* Requirements *
In the entries below, how many lines hold the string "this"? Give only the number.

* Data shown *
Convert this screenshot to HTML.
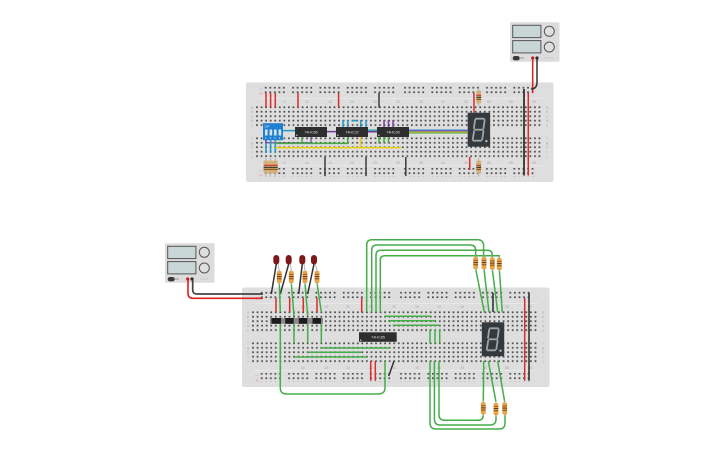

---

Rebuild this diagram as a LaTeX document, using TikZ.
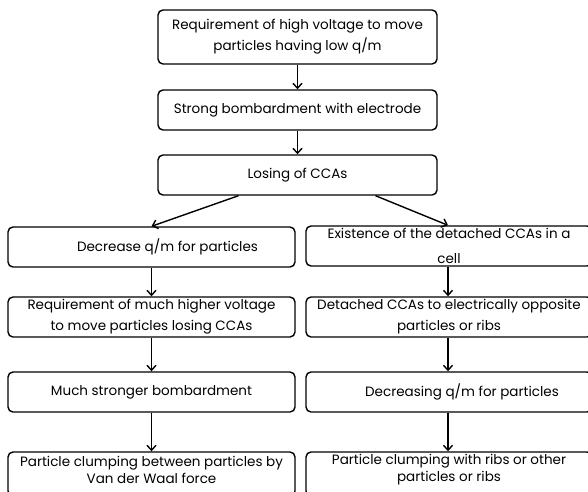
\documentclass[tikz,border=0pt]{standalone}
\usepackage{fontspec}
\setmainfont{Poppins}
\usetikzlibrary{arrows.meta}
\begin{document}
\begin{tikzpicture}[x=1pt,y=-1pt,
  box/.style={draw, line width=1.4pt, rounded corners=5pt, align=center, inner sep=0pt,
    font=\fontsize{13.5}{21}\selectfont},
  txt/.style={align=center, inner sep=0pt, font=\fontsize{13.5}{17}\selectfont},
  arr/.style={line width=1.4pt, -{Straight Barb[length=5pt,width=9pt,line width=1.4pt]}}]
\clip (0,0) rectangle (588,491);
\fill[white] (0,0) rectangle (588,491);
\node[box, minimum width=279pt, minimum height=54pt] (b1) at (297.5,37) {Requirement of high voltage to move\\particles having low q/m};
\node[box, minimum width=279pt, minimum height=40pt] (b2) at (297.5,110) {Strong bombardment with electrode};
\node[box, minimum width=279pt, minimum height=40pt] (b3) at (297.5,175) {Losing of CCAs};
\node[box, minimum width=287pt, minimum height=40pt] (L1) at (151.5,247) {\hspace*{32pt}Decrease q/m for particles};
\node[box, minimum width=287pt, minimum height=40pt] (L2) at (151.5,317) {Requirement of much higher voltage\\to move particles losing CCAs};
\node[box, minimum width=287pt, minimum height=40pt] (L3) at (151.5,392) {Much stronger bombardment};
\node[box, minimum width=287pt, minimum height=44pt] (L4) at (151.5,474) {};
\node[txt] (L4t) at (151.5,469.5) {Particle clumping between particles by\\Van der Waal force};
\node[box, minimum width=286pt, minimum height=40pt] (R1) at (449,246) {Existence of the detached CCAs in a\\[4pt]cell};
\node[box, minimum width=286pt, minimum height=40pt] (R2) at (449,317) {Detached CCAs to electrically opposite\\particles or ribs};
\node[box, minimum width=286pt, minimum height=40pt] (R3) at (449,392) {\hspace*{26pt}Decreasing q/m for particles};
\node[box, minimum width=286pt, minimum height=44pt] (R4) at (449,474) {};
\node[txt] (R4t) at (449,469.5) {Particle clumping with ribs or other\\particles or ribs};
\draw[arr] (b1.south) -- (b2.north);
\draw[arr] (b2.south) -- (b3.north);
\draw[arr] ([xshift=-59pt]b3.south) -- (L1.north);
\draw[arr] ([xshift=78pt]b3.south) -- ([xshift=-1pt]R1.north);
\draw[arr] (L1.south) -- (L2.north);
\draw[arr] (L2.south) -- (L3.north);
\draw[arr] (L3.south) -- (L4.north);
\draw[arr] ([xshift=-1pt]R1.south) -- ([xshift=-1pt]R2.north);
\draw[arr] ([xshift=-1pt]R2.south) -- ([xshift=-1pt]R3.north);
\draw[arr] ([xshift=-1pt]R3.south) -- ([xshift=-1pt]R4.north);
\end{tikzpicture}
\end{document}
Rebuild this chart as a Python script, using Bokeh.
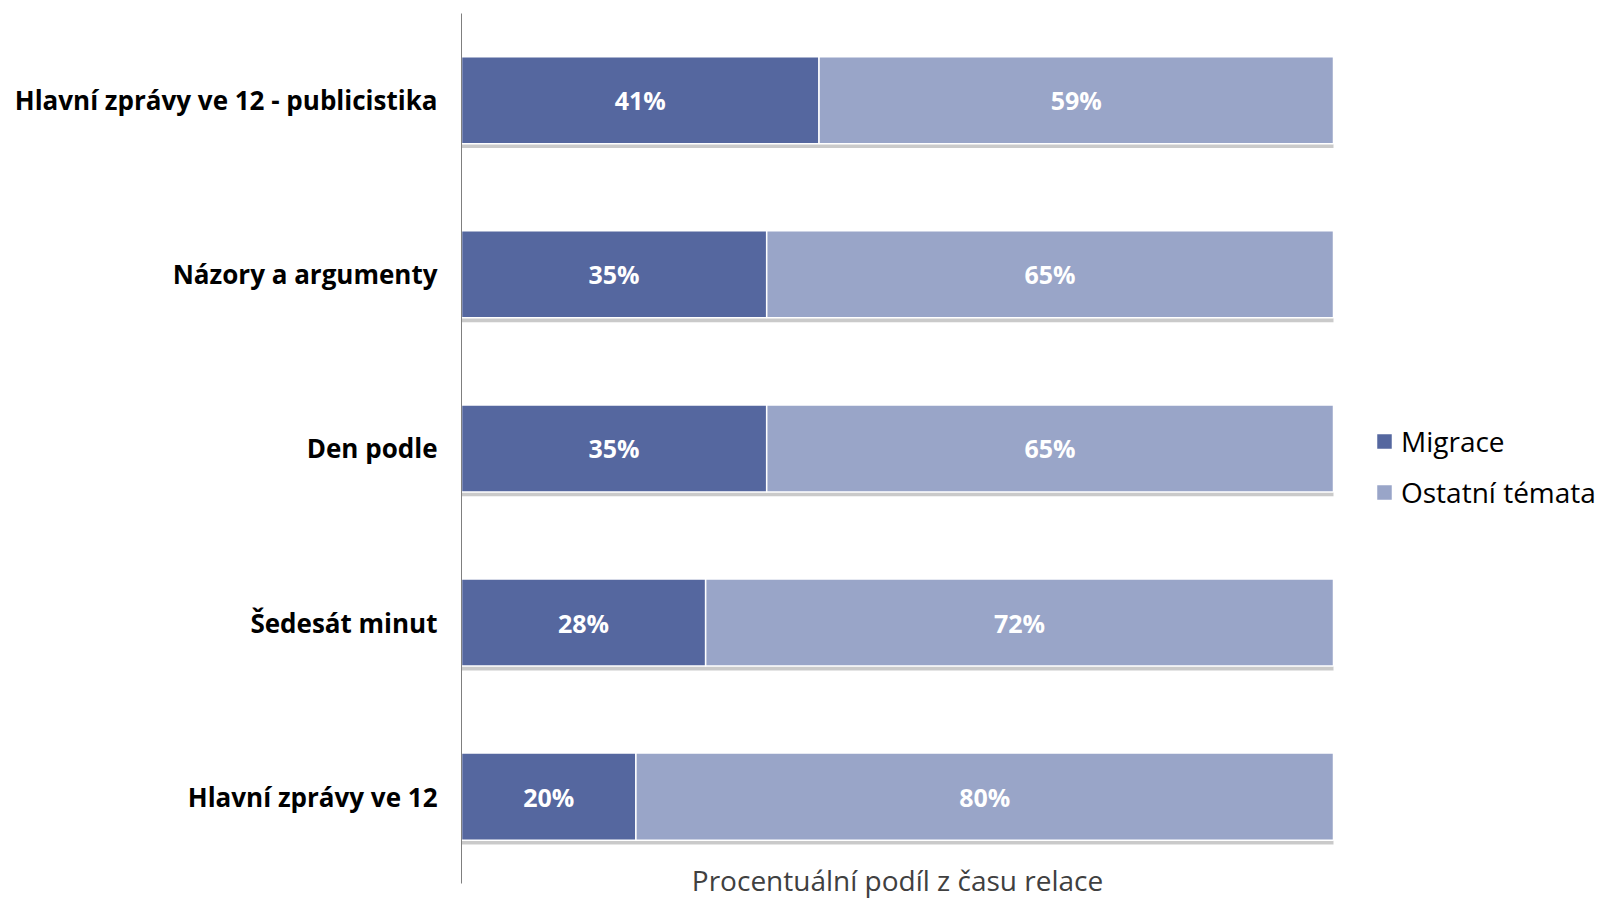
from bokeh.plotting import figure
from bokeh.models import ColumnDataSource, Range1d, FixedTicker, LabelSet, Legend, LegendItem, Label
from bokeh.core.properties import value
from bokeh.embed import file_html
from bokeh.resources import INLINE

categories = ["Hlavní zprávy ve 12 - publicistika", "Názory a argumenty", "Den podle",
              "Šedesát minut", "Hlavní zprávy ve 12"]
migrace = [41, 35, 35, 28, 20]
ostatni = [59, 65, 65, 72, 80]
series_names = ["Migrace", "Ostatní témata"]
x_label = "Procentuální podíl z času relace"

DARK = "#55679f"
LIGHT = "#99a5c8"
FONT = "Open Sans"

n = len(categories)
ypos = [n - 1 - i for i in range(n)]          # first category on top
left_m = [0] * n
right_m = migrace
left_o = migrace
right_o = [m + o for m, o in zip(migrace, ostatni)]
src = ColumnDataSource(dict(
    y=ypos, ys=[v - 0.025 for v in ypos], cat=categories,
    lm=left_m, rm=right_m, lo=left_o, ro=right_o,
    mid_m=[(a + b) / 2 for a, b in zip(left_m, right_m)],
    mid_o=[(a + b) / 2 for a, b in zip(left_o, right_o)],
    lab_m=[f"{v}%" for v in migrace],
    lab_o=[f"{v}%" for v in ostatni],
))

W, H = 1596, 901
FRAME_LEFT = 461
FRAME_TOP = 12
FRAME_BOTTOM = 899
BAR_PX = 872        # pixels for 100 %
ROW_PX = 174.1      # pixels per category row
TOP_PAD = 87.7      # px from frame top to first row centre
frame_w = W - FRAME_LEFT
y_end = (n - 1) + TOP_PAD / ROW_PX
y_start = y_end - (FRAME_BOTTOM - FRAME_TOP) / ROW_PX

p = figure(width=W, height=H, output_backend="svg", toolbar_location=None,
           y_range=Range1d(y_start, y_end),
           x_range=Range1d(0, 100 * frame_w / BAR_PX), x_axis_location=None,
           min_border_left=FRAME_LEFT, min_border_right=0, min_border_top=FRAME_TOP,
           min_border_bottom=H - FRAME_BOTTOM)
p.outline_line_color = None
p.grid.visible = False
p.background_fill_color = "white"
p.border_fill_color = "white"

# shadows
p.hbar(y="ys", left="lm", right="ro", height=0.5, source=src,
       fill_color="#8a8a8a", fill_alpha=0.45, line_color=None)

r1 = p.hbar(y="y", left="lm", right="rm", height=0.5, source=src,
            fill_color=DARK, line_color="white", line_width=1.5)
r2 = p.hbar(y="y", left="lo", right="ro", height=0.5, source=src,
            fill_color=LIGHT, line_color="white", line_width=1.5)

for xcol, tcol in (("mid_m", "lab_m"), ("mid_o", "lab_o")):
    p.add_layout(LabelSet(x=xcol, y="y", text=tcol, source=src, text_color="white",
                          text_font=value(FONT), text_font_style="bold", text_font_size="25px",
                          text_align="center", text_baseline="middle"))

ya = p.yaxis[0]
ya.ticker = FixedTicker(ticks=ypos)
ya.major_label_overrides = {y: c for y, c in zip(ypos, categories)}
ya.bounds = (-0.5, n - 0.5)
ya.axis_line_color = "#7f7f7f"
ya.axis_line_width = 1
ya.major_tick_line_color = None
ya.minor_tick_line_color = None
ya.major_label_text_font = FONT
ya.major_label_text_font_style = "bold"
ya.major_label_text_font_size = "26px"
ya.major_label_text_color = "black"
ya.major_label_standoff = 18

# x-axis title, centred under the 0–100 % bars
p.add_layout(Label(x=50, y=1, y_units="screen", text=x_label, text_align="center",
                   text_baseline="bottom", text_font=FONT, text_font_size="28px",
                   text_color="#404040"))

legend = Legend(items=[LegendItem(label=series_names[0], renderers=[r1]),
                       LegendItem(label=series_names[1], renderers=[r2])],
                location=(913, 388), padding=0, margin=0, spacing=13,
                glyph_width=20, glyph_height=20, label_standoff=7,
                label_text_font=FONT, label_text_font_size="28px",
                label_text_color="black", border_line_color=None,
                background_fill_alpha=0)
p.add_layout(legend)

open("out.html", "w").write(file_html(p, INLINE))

* Answer *
3